Citations sur Sur les chemins noirs (912)
Je persistais à croire que vivre ainsi, à l'écart des grandes voies, ne garantissait ni le confort, ni l'équilibre psychique mais permettait d'échapper au pire : les coups de téléphone et la queue dans les magasins, c'est-à-dire la défaite du temps et de l'espace.
Le jour, nous étions en quête de petits commerces dans des villages endormis. Trouver un café équivalait à chercher l’oasis au sud de Ouarzazate. Glion, Villedieu avaient été frappés d’un sort funeste. Le destin les avait affligés d’une nationale.
On est rural parce que l’on reste fixé dans une unité de lieu d’où l’on accueille le monde. On ne bouge pas de son domaine. Le cadre de sa vie se parcourt à pied, s’embrasse de l’œil. On se nourrit de ce qui pousse dans son rayon d’action. On ne sait rien du cinéma coréen, on se contrefout des primaires américaines mais on comprend pourquoi les champignons poussent au pied de cette souche. D’une connaissance parcellaire on accède à l’universel.
On y avait gagné un silence de parking. Il n’y avait pas un vrombissement dans l’air.

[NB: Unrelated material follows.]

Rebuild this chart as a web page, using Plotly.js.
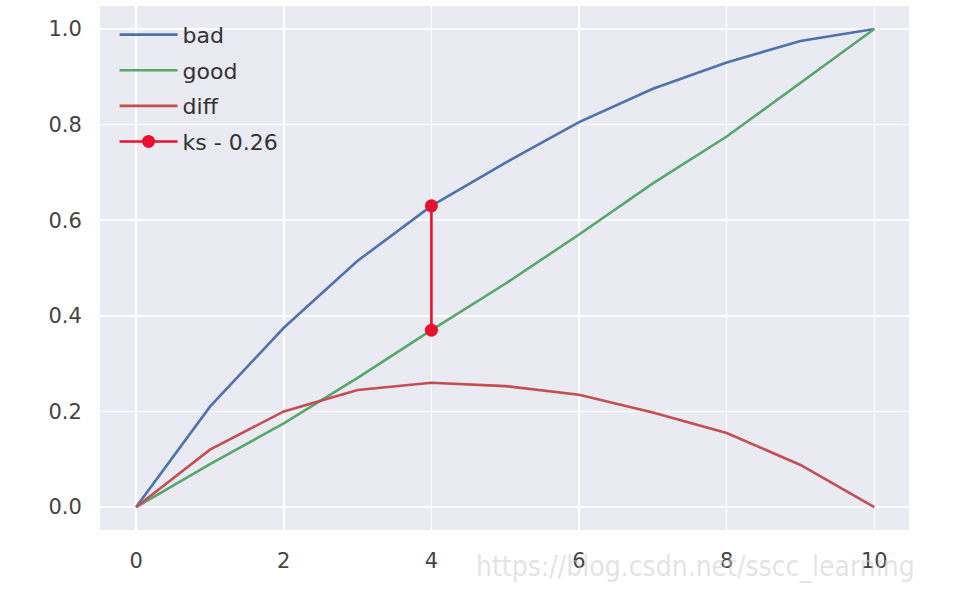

Récemment, le chef de l'Etat français s'était piqué d'infléchir le climat mondial quand il n'était pas même capable de protéger sa faune d'abeilles et de papillons
Nous cherchions les chemins noirs. Nous allions sur des sentiers où affleuraient des plaques de roche blessée de lumière et buvions l'eau de pluie dans les vasques calcaires. Nous convoitions les pistes des sous-bois. Il fallait être attentifs, ne pas manquer le départ des sentiers. Parfois le soleil lustrait le rocher et nous nous allongions dans les reflets de cire, jouant les chats, offerts à la lumière, étirant les muscles.
Les chemins noirs dont je tissais la lisse avaient cette haute responsabilité de dessiner la cartographie du temps perdu. Ils avaient été abandonnés parce qu'ils étaient trop antiques. Ce n'était plus considéré comme une vertu.
C'étaient mes chemins noirs. Ils ouvraient sur l'échappée, ils étaient oubliés, le silence y régnait, on n'y croisait personne et parfois la broussaille se refermait aussitôt après le passage. Certains hommes espéraient entrer dans l'Histoire. Nous étions quelques-uns à préférer disparaître dans la géographie.
Entre moi et le monde il n'y avait que l'air tiède, quelques rafales, des herbes échevelées, l'ombre d'une bête. Et pas d'écran ! Aucune information, pas d'amertume, pas de colère. Ma stratégie de retrait distillait sa jouvence dans mes fibres.
p.41
C'en était fini des armoiries de Provence - calcaire, olivier et tuile romaine. A partir d'ici, nous changions d'héraldique. A l'est, nous laissions l'esprit de l'air traversé de soleil : la Provence. Ici, sur les pentes du massif volcanique, l'esprit d'un très vieux feu dormait sous les bogues.